IE 6.0 hasn't ever triggered this in the wild that we know of. Have you done something strange to customize your user-agent string? Can you confirm that it works properly when restored to normal?
Ahh I see
After installing .NET framework 1.1 and MS Office 2003 (including InfoPath component), my IE's user-agent string has been changed like this: Mozilla/4.0 (compatible; MSIE 6.0; Windows NT 5.1; SV1; iebar; .NET CLR 1.1.4322; InfoPath.1) InfoPath is a standard component of MS Office 2003 Pro, not a WEIRD PLUGIN.
This regexp array doesn't recognized IE7 with this $USER_AGENT: 'Mozilla/4.0 (compatible; MSIE 7.0; Windows NT 5.1; Maxthon; MRA 4.8 (build 01705); InfoPath.1; .NET CLR 2.0.50727; .NET CLR 3.0.04506.30)' and MediaWiki show this message: ''WARNING: Your browser is not unicode compliant. A workaround is in place to allow you to safely edit articles: non-ASCII characters will appear in the edit box as hexadecimal codes.'' but this browser support UTF8!

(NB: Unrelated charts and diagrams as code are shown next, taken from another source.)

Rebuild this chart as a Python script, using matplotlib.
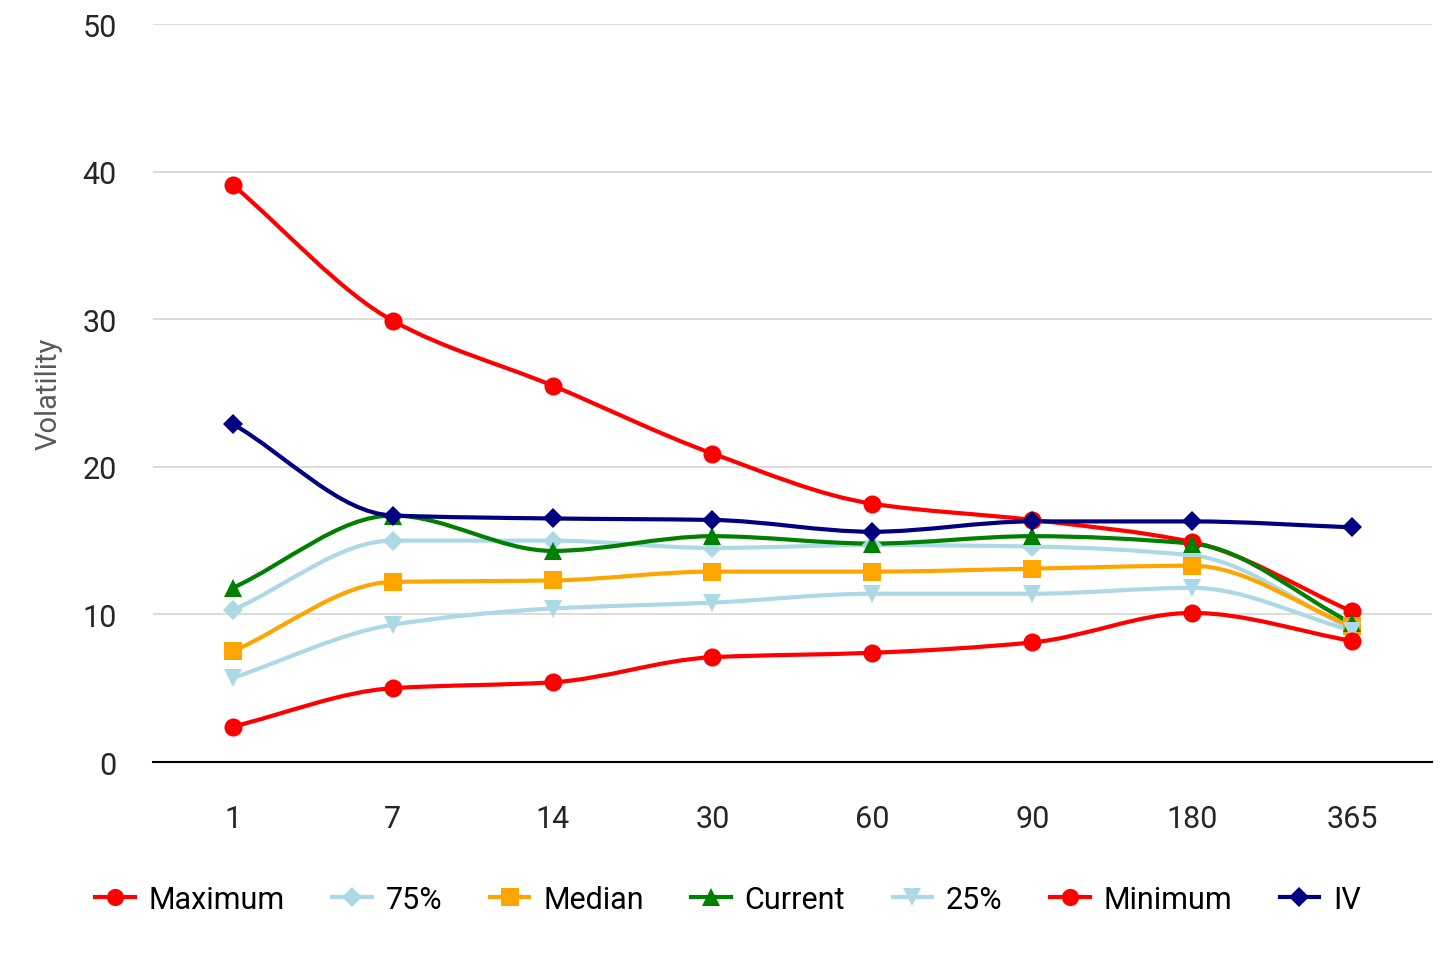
import numpy as np
import matplotlib
matplotlib.use("Agg")
import matplotlib.pyplot as plt
from matplotlib.path import Path
from matplotlib.patches import PathPatch
from matplotlib.lines import Line2D

plt.rcParams['font.family'] = ['Roboto', 'DejaVu Sans']

categories = ["1", "7", "14", "30", "60", "90", "180", "365"]
maximum = [39.1, 29.9, 25.5, 20.9, 17.5, 16.4, 14.9, 10.2]
p75 = [10.3, 15.0, 15.0, 14.5, 14.7, 14.6, 14.0, 9.0]
median = [7.5, 12.2, 12.3, 12.9, 12.9, 13.1, 13.3, 9.2]
current = [11.8, 16.7, 14.3, 15.3, 14.8, 15.3, 14.8, 9.4]
p25 = [5.7, 9.3, 10.4, 10.8, 11.4, 11.4, 11.8, 8.9]
minimum = [2.4, 5.0, 5.4, 7.1, 7.4, 8.1, 10.1, 8.2]
iv = [22.9, 16.7, 16.5, 16.4, 15.6, 16.3, 16.3, 15.9]

series = [
    ("Maximum", maximum, "#ff0000", "o"),
    ("75%", p75, "#add8e6", "D"),
    ("Median", median, "#ffa500", "s"),
    ("Current", current, "#008000", "^"),
    ("25%", p25, "#add8e6", "v"),
    ("Minimum", minimum, "#ff0000", "o"),
    ("IV", iv, "#000080", "D"),
]
marker_sizes = {"o": 13, "D": 10.5, "s": 13, "^": 13, "v": 13}

fig = plt.figure(figsize=(14.56, 9.70), dpi=100)
ax = fig.add_axes([0.105, 0.2134, 0.8785, 0.7608])

def smooth_path(x, y):
    # monotone cubic (Fritsch-Carlson) tangents, drawn as Bezier curves
    x = np.asarray(x, float); y = np.asarray(y, float)
    n = len(x)
    h = np.diff(x)
    d = np.diff(y) / h
    m = np.zeros(n)
    m[0] = d[0]; m[-1] = d[-1]
    for i in range(1, n - 1):
        if d[i - 1] * d[i] <= 0:
            m[i] = 0.0
        else:
            m[i] = 2.0 / (1.0 / d[i - 1] + 1.0 / d[i])
    verts = [(x[0], y[0])]
    codes = [Path.MOVETO]
    for i in range(n - 1):
        c1 = (x[i] + h[i] / 3, y[i] + m[i] * h[i] / 3)
        c2 = (x[i + 1] - h[i] / 3, y[i + 1] - m[i + 1] * h[i] / 3)
        verts += [c1, c2, (x[i + 1], y[i + 1])]
        codes += [Path.CURVE4] * 3
    return Path(verts, codes)

xs = np.arange(len(categories))
handles = []
for name, vals, color, mk in series:
    patch = PathPatch(smooth_path(xs, vals), facecolor="none", edgecolor=color,
                      lw=3.0, capstyle="round", joinstyle="round")
    ax.add_patch(patch)
    ax.plot(xs, vals, linestyle="none", marker=mk, color=color,
            markersize=marker_sizes[mk], markeredgewidth=0)
    handles.append(Line2D([0], [0], color=color, lw=3.0, marker=mk,
                          markersize=marker_sizes[mk] * 0.95, markeredgewidth=0))

ax.set_xlim(-0.5, 7.5)
ax.set_ylim(0, 50)
ax.set_xticks(xs)
ax.set_xticklabels(categories)
ax.set_yticks([0, 10, 20, 30, 40, 50])
ax.tick_params(axis="both", length=0, labelsize=22, labelcolor="#262626")
ax.tick_params(axis="x", pad=30)
ax.tick_params(axis="y", pad=26)
ax.grid(axis="y", color="#d9d9d9", lw=1.3)
ax.set_axisbelow(True)
for s in ["top", "right", "left"]:
    ax.spines[s].set_visible(False)
ax.spines["bottom"].set_color("#000000")
ax.spines["bottom"].set_linewidth(1.5)
ax.set_ylabel("Volatility", fontsize=21, color="#595959", labelpad=14)

fig.legend(handles, [s[0] for s in series], loc="center", ncol=7,
           bbox_to_anchor=(0.5, 0.072), frameon=False, fontsize=22,
           handlelength=1.3, handletextpad=0.45, columnspacing=1.55)

fig.savefig("out.png", dpi=100)
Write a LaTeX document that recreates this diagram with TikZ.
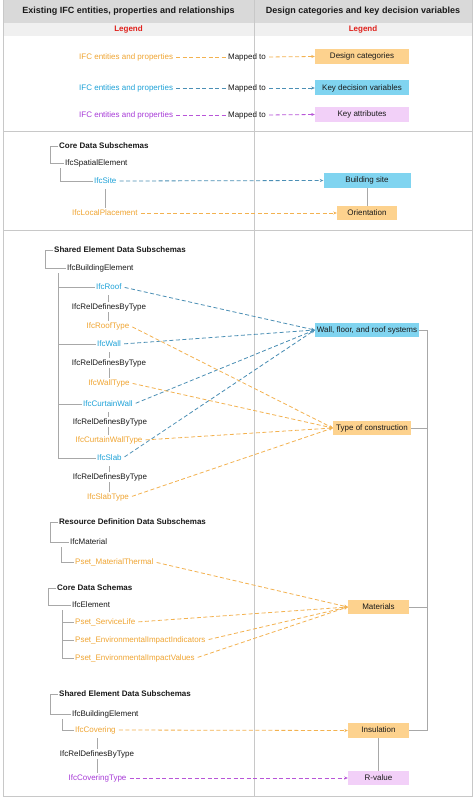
\documentclass[tikz,border=0pt]{standalone}
\usepackage{fontspec}
\setmainfont{Liberation Sans}
\usetikzlibrary{arrows.meta}
\definecolor{orT}{RGB}{240,165,50}
\definecolor{orF}{RGB}{253,210,142}
\definecolor{orD}{RGB}{243,178,80}
\definecolor{blT}{RGB}{30,162,216}
\definecolor{blF}{RGB}{128,212,240}
\definecolor{blD}{RGB}{75,143,181}
\definecolor{puT}{RGB}{168,59,216}
\definecolor{puF}{RGB}{242,208,248}
\definecolor{puD}{RGB}{184,85,216}
\definecolor{treeC}{RGB}{168,168,168}
\definecolor{gridC}{RGB}{200,200,200}
\definecolor{hdrF}{RGB}{217,217,217}
\definecolor{legF}{RGB}{240,240,240}
\definecolor{redC}{RGB}{224,32,27}
\definecolor{txtC}{RGB}{26,26,26}
\begin{document}
\begin{tikzpicture}[x=1pt,y=-1pt,
  font=\fontsize{8}{9.6}\selectfont,
  txt/.style={inner sep=1pt, anchor=west, text=txtC, text height=6pt, text depth=1.8pt},
  ctxt/.style={inner sep=1pt, anchor=center, text height=6pt, text depth=1.8pt},
  bold/.style={txt, font=\fontsize{8}{9.6}\selectfont\bfseries},
  rel/.style={inner sep=1pt, fill=white, text=txtC, text height=6pt, text depth=1.8pt},
  hdr/.style={font=\fontsize{9}{11}\selectfont\bfseries, text=txtC, inner sep=1pt},
  leg/.style={font=\fontsize{8}{9.6}\selectfont\bfseries, text=redC, inner sep=1pt},
  boxbase/.style={inner sep=0pt, minimum width=94pt, minimum height=15pt, text=txtC, text height=6pt, text depth=1.8pt},
  obox/.style={boxbase, fill=orF},
  bbox/.style={boxbase, fill=blF},
  pbox/.style={boxbase, fill=puF},
  tree/.style={draw=treeC, line width=0.8pt},
  grid/.style={draw=gridC, line width=1pt},
  arr/.style={-{Stealth[length=3.5pt,width=3pt]}},
  odash/.style={draw=orD, line width=0.8pt, dash pattern=on 4pt off 2.5pt, shorten <=2pt},
  bdash/.style={draw=blD, line width=0.8pt, dash pattern=on 4pt off 2.5pt, shorten <=2pt},
  pdash/.style={draw=puD, line width=0.8pt, dash pattern=on 4pt off 2.5pt, shorten <=2pt}
]
\useasboundingbox (0,0) rectangle (474,799);
\fill[white] (0,0) rectangle (474,799);
% table
\fill[hdrF] (3,0) rectangle (472,23);
\fill[legF] (3,23) rectangle (472,36);
\draw[grid] (3,0) -- (3,796) -- (472,796) -- (472,0);
\draw[grid] (254,0) -- (254,796);
\draw[grid] (3,132) -- (472,132);
\draw[grid] (3,231) -- (472,231);
\node[hdr] (h1) at (128.5,11.5) {Existing IFC entities, properties and relationships};
\node[hdr] (h2) at (363,11.5) {Design categories and key decision variables};
\node[leg] (lg1) at (128.5,29.5) {Legend};
\node[leg] (lg2) at (363,29.5) {Legend};

% legend
\node[txt,text=orT] (l1) at (78,57) {IFC entities and properties};
\node[txt,text=blT] (l2) at (78,88) {IFC entities and properties};
\node[txt,text=puT] (l3) at (78,115) {IFC entities and properties};
\node[ctxt,text=txtC] (m1) at (247,57) {Mapped to};
\node[ctxt,text=txtC] (m2) at (247,88) {Mapped to};
\node[ctxt,text=txtC] (m3) at (247,115) {Mapped to};
\node[obox] (d1) at (362,56.5) {Design categories};
\node[bbox] (d2) at (362,88) {Key decision variables};
\node[pbox] (d3) at (362,114.5) {Key attributes};
\draw[odash] (l1.east) -- (m1.west);
\draw[odash,arr] (m1.east) -- (d1.west);
\draw[bdash] (l2.east) -- (m2.west);
\draw[bdash,arr] (m2.east) -- (d2.west);
\draw[pdash] (l3.east) -- (m3.west);
\draw[pdash,arr] (m3.east) -- (d3.west);

% core data subschemas
\node[bold] (core1) at (58,146) {Core Data Subschemas};
\node[txt] (spat) at (64,163) {IfcSpatialElement};
\node[txt,text=blT] (site) at (93,181) {IfcSite};
\node[txt,text=orT] (lp) at (71,213) {IfcLocalPlacement};
\node[bbox, minimum width=87pt] (bs) at (367,180.5) {Building site};
\node[obox, minimum width=60pt, minimum height=14pt] (ori) at (367,213) {Orientation};
\draw[tree] (core1.west) -- ++(-8,0) |- (spat.west);
\draw[tree] ([xshift=-4pt]spat.south west) |- (site.west);
\draw[tree] ([yshift=-3pt]site.south) -- (site.south |- lp.north);
\draw[tree] (bs.south) -- (ori.north);
\draw[bdash,arr] (site.east) -- (bs.west);
\draw[odash,arr] (lp.east) -- (ori.west);

% shared element data subschemas
\node[bold] (sh1) at (53,250) {Shared Element Data Subschemas};
\node[txt] (be1) at (66,268) {IfcBuildingElement};
\node[txt,text=blT] (roof) at (95,287) {IfcRoof};
\node[ctxt,text=orT] (rt) at (108,326) {IfcRoofType};
\node[txt,text=blT] (wall) at (96,344) {IfcWall};
\node[ctxt,text=orT] (wt) at (109,383) {IfcWallType};
\node[txt,text=blT] (cw) at (82,404) {IfcCurtainWall};
\node[ctxt,text=orT] (cwt) at (109,440) {IfcCurtainWallType};
\node[txt,text=blT] (slab) at (96,458) {IfcSlab};
\node[ctxt,text=orT] (st) at (108,497) {IfcSlabType};
\draw[tree] (sh1.west) -- ++(-8,0) |- (be1.west);
\draw[tree] ([xshift=-8pt]be1.south west) |- (roof.west);
\draw[tree] ([xshift=-8pt]be1.south west) |- (wall.west);
\draw[tree] ([xshift=-8pt]be1.south west) |- (cw.west);
\draw[tree] ([xshift=-8pt]be1.south west) |- (slab.west);
\draw[tree] ([yshift=-3pt]roof.south) -- (roof.south |- rt.north);
\draw[tree] ([yshift=-3pt]wall.south) -- (wall.south |- wt.north);
\draw[tree] ([yshift=-3pt]cw.south) -- (cw.south |- cwt.north);
\draw[tree] ([yshift=-3pt]slab.south) -- (slab.south |- st.north);
\node[rel] (r1) at (109,307) {IfcRelDefinesByType};
\node[rel] (r2) at (109,363) {IfcRelDefinesByType};
\node[rel] (r3) at (110,422) {IfcRelDefinesByType};
\node[rel] (r4) at (110,477) {IfcRelDefinesByType};

% right boxes
\node[bbox, minimum width=104pt, minimum height=14pt] (wfr) at (367,330) {Wall, floor, and roof systems};
\node[obox, minimum width=78pt, minimum height=14pt] (toc) at (372,428) {Type of construction};
\node[obox, minimum width=61pt, minimum height=14pt] (mat) at (378.5,607) {Materials};
\node[obox, minimum width=61pt, minimum height=15pt] (ins) at (378.5,730.5) {Insulation};
\node[pbox, minimum width=61pt, minimum height=14pt] (rv) at (378.5,778) {R-value};
\coordinate (brk) at (427,330);
\draw[tree] (wfr.east) -- (brk) |- (ins.east);
\draw[tree] (toc.east) -- (toc.east -| brk);
\draw[tree] (mat.east) -- (mat.east -| brk);
\draw[tree] (ins.south) -- (rv.north);

% resource definition
\node[bold] (rd) at (58,522) {Resource Definition Data Subschemas};
\node[txt] (mtl) at (69,542) {IfcMaterial};
\node[txt,text=orT] (pmt) at (74,562) {Pset\_MaterialThermal};
\draw[tree] (rd.west) -- ++(-8,0) |- (mtl.west);
\draw[tree] ([xshift=-8pt]mtl.south west) |- (pmt.west);

% core data schemas
\node[bold] (cds) at (56,588) {Core Data Schemas};
\node[txt] (el) at (71,605) {IfcElement};
\node[txt,text=orT] (psl) at (74,622) {Pset\_ServiceLife};
\node[txt,text=orT] (pei) at (74,640) {Pset\_EnvironmentalImpactIndicators};
\node[txt,text=orT] (pev) at (74,658) {Pset\_EnvironmentalImpactValues};
\draw[tree] (cds.west) -- ++(-8,0) |- (el.west);
\draw[tree] ([xshift=-9pt]el.south west) |- (psl.west);
\draw[tree] ([xshift=-9pt]el.south west) |- (pei.west);
\draw[tree] ([xshift=-9pt]el.south west) |- (pev.west);

% shared element 2
\node[bold] (sh2) at (58,694) {Shared Element Data Subschemas};
\node[txt] (be2) at (71,714) {IfcBuildingElement};
\node[txt,text=orT] (cov) at (74,730) {IfcCovering};
\node[ctxt,text=puT] (covt) at (97.5,778) {IfcCoveringType};
\draw[tree] (sh2.west) -- ++(-8,0) |- (be2.west);
\draw[tree] ([xshift=-9pt]be2.south west) |- (cov.west);
\draw[tree] ([yshift=-3pt]covt.north |- cov.south) -- (covt.north);
\node[rel] (r5) at (97,754) {IfcRelDefinesByType};

% mappings
\draw[bdash,arr] (roof.east) -- (wfr.west);
\draw[bdash,arr] (wall.east) -- (wfr.west);
\draw[bdash,arr] (cw.east) -- (wfr.west);
\draw[bdash,arr] (slab.east) -- (wfr.west);
\draw[odash,arr] (rt.east) -- (toc.west);
\draw[odash,arr] (wt.east) -- (toc.west);
\draw[odash,arr] (cwt.east) -- (toc.west);
\draw[odash,arr] (st.east) -- (toc.west);
\draw[odash,arr] (pmt.east) -- (mat.west);
\draw[odash,arr] (psl.east) -- (mat.west);
\draw[odash,arr] (pei.east) -- (mat.west);
\draw[odash,arr] (pev.east) -- (mat.west);
\draw[odash,arr] (cov.east) -- (ins.west);
\draw[pdash,arr] (covt.east) -- (rv.west);
\end{tikzpicture}
\end{document}
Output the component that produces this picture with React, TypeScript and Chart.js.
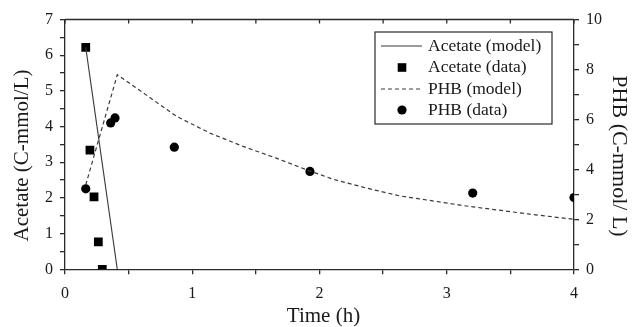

It seems like the intent is to allow browsers that don't have "compatible" there, but the regex doesn't work. Should probably be - '/^Mozilla\/2\.[^ ]+ .*?\((?!compatible).*; [UIN]/', - '/^Mozilla\/3\.[^ ]+ .*?\((?!compatible).*; [UIN]/', - '/^Mozilla\/4\.[^ ]+ .*?\((?!compatible).*; [UIN]/', + '/^Mozilla\/2\.[^ ]+ [^(]*\((?!compatible).*; [UIN]/', + '/^Mozilla\/3\.[^ ]+ [^(]*\((?!compatible).*; [UIN]/', + '/^Mozilla\/4\.[^ ]+ [^(]*\((?!compatible).*; [UIN]/', The .*? is screwed up by the nested parentheses (it eats the initial parenthesis to avoid the prohibited "compatible" string). Perl regex is all very nice, but POSIX-style is better here. Patch needs review.
Tested the above modifications against actual referrer strings in our logs to confirm. Of 43003 MSIE samples, 3709 listed the InfoPath extension. 93 MSIE hits were false-positive matches for the regexes, of which 77 listed the InfoPath extension. In total, less than 0.12% of sampled hits were false positive matches -- 0.22% of MSIE hits, 2.08% of InfoPath hits. (I did not sample edits specifically, but all hits.) Fixed in r21726.